1. First, we look at the whole problem: $(48 y^{4}-24 y^{3}) \div(-8 y^{2})$. When we divide a big math problem like this by a small one, we can just share the small problem with each part of the big one! So, we'll divide $48 y^{4}$ by $-8 y^{2}$ and then divide $-24 y^{3}$ by $-8 y^{2}$.
2. Let's do the first part: $48 y^{4} \div (-8 y^{2})$.
* Numbers first: $48 \div (-8)$. A positive number divided by a negative number always gives a negative number. $48 \div 8 = 6$, so $48 \div (-8) = -6$.
* Letters (variables) next: $y^{4} \div y^{2}$. When we divide letters with exponents, we just subtract the little numbers! So, $4 - 2 = 2$. That means $y^{4} \div y^{2} = y^{2}$.
* Put them together: The first part becomes $-6 y^{2}$.
3. Now for the second part: $-24 y^{3} \div (-8 y^{2})$.
* Numbers first: $-24 \div (-8)$. A negative number divided by a negative number always gives a positive number. $24 \div 8 = 3$, so $-24 \div (-8) = +3$.

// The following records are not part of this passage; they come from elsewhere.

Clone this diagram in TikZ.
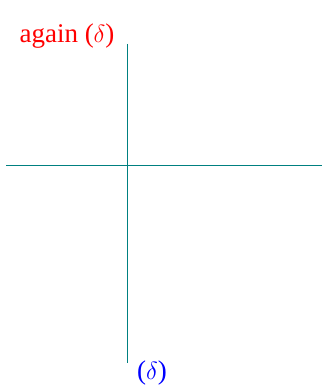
\documentclass[tikz,border=0pt]{standalone}
\usepackage{fontspec}
\setmainfont{Liberation Serif}
\usetikzlibrary{positioning}
\definecolor{axisteal}{RGB}{0,128,128}
\tikzset{
  axis/.style={line width=1pt,axisteal},
  lbl/.style={font=\fontsize{27}{30}\selectfont,inner sep=0pt},
  redlbl/.style={lbl,red},
  bluelbl/.style={lbl,blue},
}
\begin{document}
\begin{tikzpicture}[x=1pt,y=1pt]
    \useasboundingbox (0,0) rectangle (322,385);
    % axes
    \coordinate (vtop) at (127,341);
    \coordinate (vbot) at (127,22);
    \coordinate (hleft) at (6,219);
    \coordinate (hright) at (322,219);
    \draw[axis] (vtop) -- (vbot);
    \draw[axis] (hleft) -- (hright);
    % labels
    \node[redlbl] (again) at (67,349) {again ($\delta$)};
    \node[bluelbl] (delta) at (152,12) {($\delta$)};
\end{tikzpicture}
\end{document}
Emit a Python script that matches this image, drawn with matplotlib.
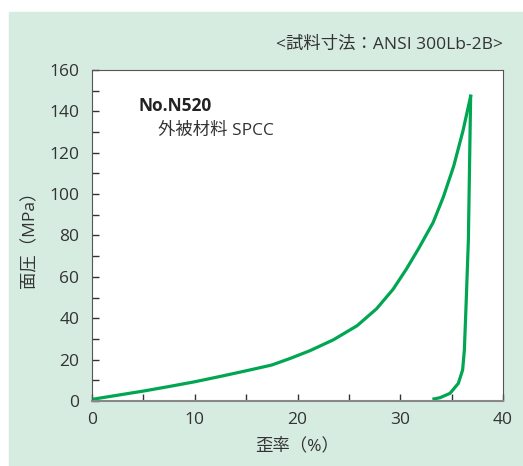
import matplotlib
matplotlib.use('Agg')
import matplotlib.pyplot as plt
from matplotlib.patches import Rectangle
from matplotlib.ticker import MultipleLocator
import numpy as np

plt.rcParams['font.family'] = ['Open Sans', 'Noto Sans CJK JP', 'DejaVu Sans']

# loading curve (strain %, stress MPa)
load_strain = [0, 2.5, 5, 7.5, 10, 12.5, 15, 17.5, 19.3, 21.2, 23.5, 25.8,
               27.7, 29.3, 30.6, 31.8, 33.2, 34.2, 35.2, 36.1, 36.85]
load_stress = [0.8, 2.8, 4.8, 7.0, 9.3, 11.9, 14.6, 17.4, 20.6, 24.3, 29.6, 36.4,
               44.6, 54.0, 63.8, 73.8, 86.3, 98.7, 113.5, 130.5, 147.3]
# unloading curve
unload_strain = [36.85, 36.63, 36.4, 36.24, 36.07, 35.65, 34.84, 33.87, 33.28]
unload_stress = [147.3, 77.8, 45.6, 24.6, 15.0, 8.5, 3.7, 1.6, 1.0]

green = '#00a651'
bg = '#d6ece1'
txt = '#333333'

fig = plt.figure(figsize=(5.23, 4.66), dpi=100)
fig.patches.append(Rectangle((9 / 523, 0), 1, (466 - 12) / 466,
                             transform=fig.transFigure, color=bg, zorder=-10))

ax = fig.add_axes([92 / 523, 65 / 466, 411 / 523, 331 / 466])
ax.plot(load_strain, load_stress, color=green, lw=2.3, solid_joinstyle='round')
ax.plot(unload_strain, unload_stress, color=green, lw=2.3, solid_joinstyle='round')

ax.set_xlim(0, 40)
ax.set_ylim(0, 160)
ax.xaxis.set_major_locator(MultipleLocator(10))
ax.xaxis.set_minor_locator(MultipleLocator(5))
ax.yaxis.set_major_locator(MultipleLocator(20))
ax.yaxis.set_minor_locator(MultipleLocator(10))
ax.tick_params(which='both', direction='in', length=5, width=1, color=txt,
               labelsize=12.5, labelcolor=txt)
ax.tick_params(axis='x', pad=8)
ax.tick_params(axis='y', pad=9)
for s in ['left', 'top', 'right']:
    ax.spines[s].set_color('#555555')
ax.spines['bottom'].set_color('#888888')
ax.spines['bottom'].set_linewidth(1.5)

ax.set_xlabel('歪率（%）', fontsize=12.5, color=txt, labelpad=7)
ax.set_ylabel('面圧（MPa）', fontsize=12.5, color=txt, labelpad=8)

ax.text(0.112, 0.89, 'No.N520', transform=ax.transAxes, fontsize=12.5,
        fontweight='bold', color='#222222', va='center')
ax.text(0.16, 0.815, '外被材料 SPCC', transform=ax.transAxes, fontsize=12.5,
        color=txt, va='center')

fig.text(503 / 523, 1 - 45 / 466, '<試料寸法：ANSI 300Lb-2B>', fontsize=12.5,
         color=txt, ha='right', va='center')

fig.savefig('out.png', dpi=100, facecolor='white')
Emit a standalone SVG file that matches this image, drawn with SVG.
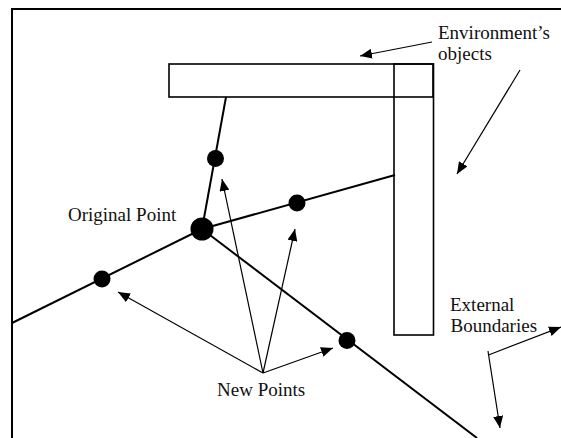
<svg xmlns="http://www.w3.org/2000/svg" width="561" height="438" viewBox="0 0 561 438">
  <style>
    .frame { fill: none; stroke: #000; stroke-width: 2; }
    .obj { fill: none; stroke: #000; stroke-width: 1.6; }
    .ray { fill: none; stroke: #000; stroke-width: 2; }
    .arrow { fill: none; stroke: #000; stroke-width: 1.2; marker-end: url(#head); }
    .pt { fill: #000; }
    text { font-family: "Liberation Serif", "Times New Roman", serif; font-size: 19px; fill: #111; }
  </style>
  <defs>
    <marker id="head" markerUnits="userSpaceOnUse" markerWidth="14" markerHeight="10" refX="12" refY="5" orient="auto">
      <path d="M0,0 L12,5 L0,10 Z" fill="#000"/>
    </marker>
  </defs>

  <rect width="561" height="438" fill="#fff"/>

  <!-- outer boundary -->
  <path class="frame" d="M12,438 L12,9 L561,9"/>

  <!-- environment objects -->
  <g id="wall-horizontal">
    <rect class="obj" x="169" y="64" width="264" height="33"/>
  </g>
  <g id="wall-vertical">
    <rect class="obj" x="394" y="64" width="39.5" height="271"/>
  </g>

  <!-- rays from the original point -->
  <g id="rays">
    <line class="ray" x1="202" y1="229" x2="226" y2="97"/>
    <line class="ray" x1="202" y1="229" x2="395" y2="175"/>
    <line class="ray" x1="202" y1="229" x2="12" y2="323" stroke-width="2.5"/>
    <line class="ray" x1="202" y1="229" x2="477" y2="438"/>
  </g>

  <!-- points -->
  <g id="original-point">
    <circle class="pt" cx="202" cy="229" r="11.5"/>
    <text x="68" y="221">Original Point</text>
  </g>
  <g id="new-point-up"><circle class="pt" cx="215.5" cy="158.5" r="8.5"/></g>
  <g id="new-point-right"><circle class="pt" cx="297" cy="203" r="8.5"/></g>
  <g id="new-point-left"><circle class="pt" cx="102" cy="279" r="8.5"/></g>
  <g id="new-point-down"><circle class="pt" cx="347" cy="340.5" r="8.5"/></g>

  <!-- labels -->
  <g id="label-new-points">
    <text x="217" y="395.5">New Points</text>
  </g>
  <g id="label-environment">
    <text x="438" y="39">Environment’s</text>
    <text x="438" y="60">objects</text>
  </g>
  <g id="label-boundaries">
    <text x="450" y="311">External</text>
    <text x="450.5" y="332">Boundaries</text>
  </g>

  <!-- annotation arrows -->
  <g id="connectors">
    <line class="arrow" x1="263" y1="373" x2="118" y2="292"/>
    <line class="arrow" x1="263" y1="373" x2="222" y2="179"/>
    <line class="arrow" x1="263" y1="373" x2="295" y2="229"/>
    <line class="arrow" x1="263" y1="373" x2="333" y2="348"/>
    <line class="arrow" x1="432" y1="42" x2="360" y2="56"/>
    <line class="arrow" x1="520" y1="70" x2="457" y2="174"/>
    <line class="arrow" x1="488.5" y1="355" x2="561" y2="327"/>
    <line class="arrow" x1="488" y1="351" x2="500" y2="428"/>
  </g>
</svg>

* Letters (variables) next: $y^{3} \div y^{2}$. Subtract the little numbers again: $3 - 2 = 1$. That means $y^{3} \div y^{2} = y^{1}$, which is just $y$.
* Put them together: The second part becomes $+3 y$.
4. Finally, we put our two answers together: $-6 y^{2} + 3 y$. That's our solution!